Выбрать главу

О прощальном блеске трав и рек. Александр Стесин

Присутствие
Там, где вата — разновидность снега, или дождь, который из фольги, целый день идёт в квартире недо — убранной (прибрались, как могли);
где часов песочных полудрёма (перекочевавших от родни), будто время — в форме палиндрома — покрути в руках, переверни…
И на заоконный тополь пялься: кольца паутины меж ветвей, как гигантский отпечаток пальца. Там, где темень… А сейчас — светлей и спокойней, кажется, интимней; пятый, что ли, чайник вскипяти, потому что некуда идти мне из гостей, не хочется идти.
Там, где спать детей кладут, воюя: чем скорей уснёте, тем скорей Дед Мороз придёт (ещё в июле ждали, но теперь — вот-вот), согрей всё, что есть, дыханьем… Непрерывность жизни, не иссякшей до сих пор, как в посуду жидкость, набери в нас и комком гортанным закупорь.
Опыт называнья, выбор тем из личного пространства, все дела… В смысле, что поэзия, как термос, — вещь для удержания тепла.
Потому что дальше — вряд ли больше. Кажется, отсутствием богат личный опыт, но была любовь же посильней, чем в фильмах напрокат,
и взяла на время под опёку эти вещи, вату и фольгу, слитного Dasein’а подоплёку или холст (без подписи в углу),
на котором зренье различает скрип дверей, бесследный шарк подошв — там, где “взгляд снаружи” означает, что вовнутрь уже не попадёшь.
Бубен

1.

До земли раздевается тундра, до камней, до самой мерзлоты, где отходит припай. В снах, навеянных рифмой “домой”, обретайся, себя обретай, но добраться до города трудно.

2.

Свет, похожий на снег, всё не тает. И шаман — в телогрейке мужик — с пьяным блеском толкает свой спич: Все свои, нет чужих… Если ветер гудит, пока спишь, значит, чьи-то следы заметает…

3.

Дочь шамана глядит в обе линзы мимо тех, кто стоит во дворе.

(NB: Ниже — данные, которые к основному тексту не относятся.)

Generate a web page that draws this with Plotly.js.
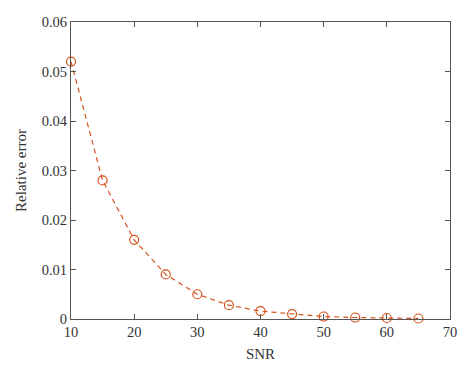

Две евражки в норе. Заоконный простор белизны, светодни-полусны — по ту сторону детской болезни.

4.

Он про “главных” заводит: нефтяник и священник, бубнит, пришлый люд паче климата лют. Но нальют, чтоб на наш поглазеть колорит, сам себе говорит…

5.

Ветер с моря на ивы натянет рябь и зыбь. Расстояньем уменьшен горный ряд. Серный пар. Так пуста эта даль, что близка отовсюду. И бубен-ярар, медным звуком блестя, по-шамански взывая к умершим, всё гремит (и раскат самолёта сверху — эха взамен). Всё гремит и гремит, чтобы мог в пустоте, где сдаёт глазомер, путь найти человек. Или Бог. Или — чьи-то следы замело там?
* * *
Помню побочное: фильм про джедая, голос диджея, мельчанье дождя. Помню, что жили, “вот-вот” ожидая. И что успеть, говорила, должна.
Что, завернувшись в моё одеяло вместо халата, ни свет ни заря что-то подчёркивала, выделяла в толстом учебнике, наспех зубря.
И — с новосельем тянули, пока не стало казаться, что некого звать (или что некуда). Зренье боками чувствует вещи, но в руки не взять.
Будто прицельное “вот” раздвоилось и растворилось в пернатом “вот-вот”. Или синица в руке раздавилась (помню, твердил про “синицу” весь год).
Стало быть, новая жизнь начиналась, как начинается то, что и так существовало всегда, — вычленялась. Чтобы отсрочить, подводишь итог.
Что там в итоге? Неопределённость с лёгкостью перестановки одной перерастает в непреодолённость. Кажется проигрышем, западнёй
память, проросшая в мир адресами. Знанье о том, что потом, отними, как фотографии часть отрезали, чтоб получились на ней одни мы.